Russia: Turkish attack on warplane a stab in back
Moscow – — Turkey shot down a Russian warplane on Tuesday that it said ignored repeated warnings and crossed into its airspace from Syria, killing at least one of the two pilots in a long-feared escalation in tensions between Russia and NATO. Russian President Vladimir Putin denounced what he called a “stab in the back” and warned of “significant consequences.”
The shoot-down — the first time in half a century that a NATO member has downed a Russian plane — prompted an emergency meeting of the alliance. The incident highlighted the chaotic complexity of Syria’s civil war, where multiple groups with clashing alliances are fighting on the ground and the sky is crowded with aircraft bombing various targets.
“As we have repeatedly made clear we stand in solidarity with Turkey and support the territorial integrity of our NATO ally, Turkey,” NATO Secretary-General Jens Stoltenberg told a news conference after the meeting of the alliance’s decision-making North Atlantic Council, called at Turkey’s request.

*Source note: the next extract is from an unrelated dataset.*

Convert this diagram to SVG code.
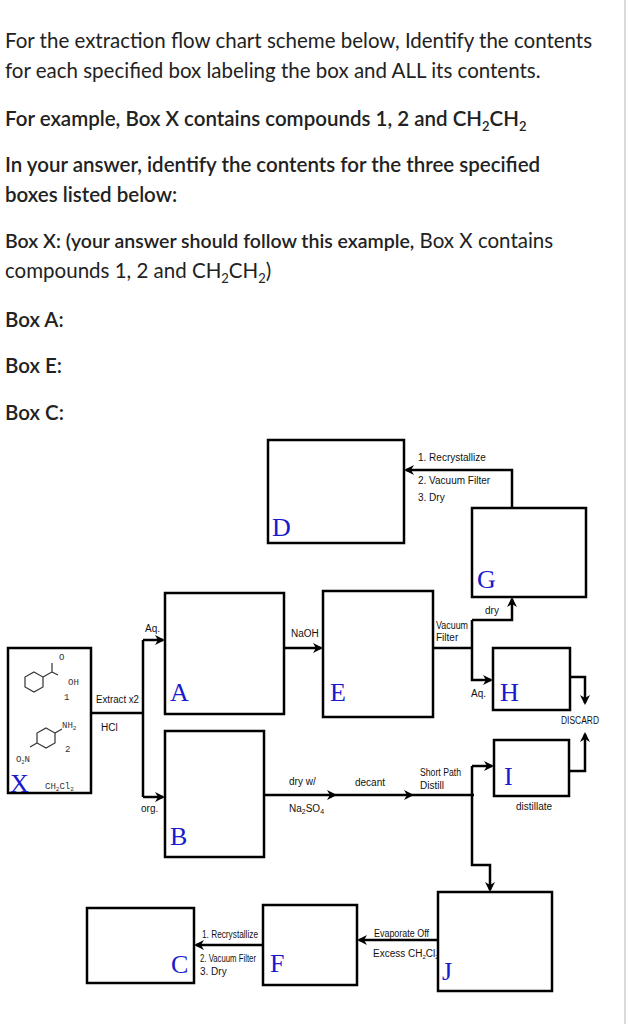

The pilots of the downed Su-24 ejected, but one was killed by Syrian rebel fire from the ground as he parachuted to Earth, said the Russian general staff, insisting the Russian jet had been in Syrian airspace at the time. One of two helicopters sent to the crash site to search for survivors was also hit by rebel fire, killing one serviceman and forcing the chopper to make an emergency landing, the military said.
Stoltenberg urged “calm and de-escalation” and renewed contacts between Moscow and Ankara. Russia has long been at odds with NATO, which it accuses of encroaching on Russia’s borders, as well as with Turkey’s determination to oust Syrian President Bashar Assad, a longtime Moscow ally.
In Washington, President Barack Obama said Turkey “has a right to defend its territory and its airspace.”
At a news conference with French President Francois Hollande, he said the incident underscored the “ongoing problem” with Russia’s military operations in Syria, where the Russians have been targeting groups near the Turkish border. Calling Russia an “outlier” in the global fight against the Islamic State group, Obama said that if Moscow were to concentrate its airstrikes on IS targets, mistakes “would be less likely to occur.”
On Sept. 30, Russia began a campaign of massive airstrikes in Syria, which it says are aimed at destroying fighters of the Islamic State group but which Western critics contend are bolstering Assad’s forces.
Before Tuesday’s incident, Russia and the West appeared to be moving toward an understanding of their common strategic goal of eradicating Islamic State, which gained momentum after the Nov. 13 attacks in Paris, as well as the Oct. 31 bombing of a Russian airliner over Egypt’s Sinai desert. The Islamic State group claimed responsibility for both attacks.
Turkey said its fighter pilots acted after two Russian Su-24 bombers ignored numerous warnings that they were nearing and then entering Turkish airspace. In a letter to the U.N. Security Council and Secretary-General Ban Ki-moon, Turkey said the Russian warplanes violated its airspace “to a depth of 1.36 miles and 1.15 miles … for 17 seconds” just after 9:24 a.m.
It said one of the planes then left Turkish airspace and the other one was fired at by Turkish F-16s “in accordance with the rules of engagement” and crashed on the Syrian side of the border.
Russia insisted the plane stayed over Syria, where it was supporting ground action by Syrian troops against rebels. Rebel forces fired at the two parachuting pilots as they descended, and one died, said Jahed Ahmad, a spokesman for the 10th Coast Division rebel group. The fate of the second pilot was not immediately known.
A visibly angry Putin denounced what he called a “stab in the back by the terrorists’ accomplices” and warned of “significant consequences” for Russian-Turkish relations.
Hours later Foreign Minister Sergey Lavrov cancelled a planned visit to Turkey on Wednesday.
Russia “will never tolerate such atrocities as happened today and we hope that the international community will find the strength to join forces and fight this evil,” Putin said.
Turkish Prime Minister Ahmet Davutoglu insisted his country had the right to take “all kinds of measures” against border violations, and called on the international community to work toward “extinguishing the fire that is burning in Syria.”
But despite the harsh words, some analysts believe that Russia and Turkey have reasons not to let the incident escalate, because of economic and energy ties and their common opposition to Islamic State.
“Relations have been very strained between Russia and Turkey of late, so Moscow will be trying its utmost to contain the damage this might cause,” said Natasha Kuhrt, a lecturer in international peace and security at King’s College London.